Can I refinance a land contract into a traditional mortgage?

Yes, it is possible to refinance a land contract into a traditional mortgage. This is often done to take advantage of lower interest rates, reduce monthly payments, or gain legal title to the property. To refinance, you will need to qualify for a traditional mortgage with a bank or other lender. This typically requires a good credit score, a stable income, and a property that meets the lender's standards. Refinancing can also help you pay off the land contract early, which may be beneficial if the contract includes a prepayment penalty.

What happens if I default on a land contract?
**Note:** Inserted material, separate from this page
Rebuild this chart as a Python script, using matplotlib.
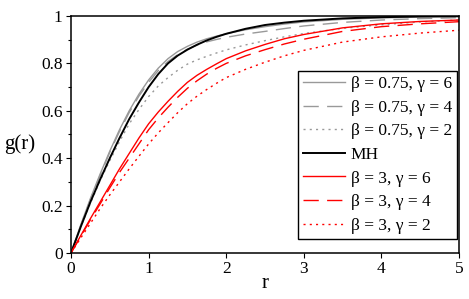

If you default on a land contract, the seller has the right to repossess the property. The process for repossession varies by state but generally involves the seller providing notice of the default and giving the buyer a period of time to cure the default (e.g., by making up the missed payments). If the buyer fails to cure the default, the seller can take legal action to repossess the property. Unlike a traditional mortgage, the repossession process for a land contract is typically faster and less regulated, which can put the buyer at a disadvantage.

Are land contracts legal in all states?

Land contracts are legal in most states, but the laws governing them vary significantly. Some states have specific statutes that regulate land contracts, while others treat them under general contract law. It's important to consult a real estate attorney in your state to ensure that your land contract complies with all applicable laws and regulations. Additionally, some states have restrictions on land contracts, such as limits on the interest rate or term length, or requirements for certain disclosures to be made to the buyer.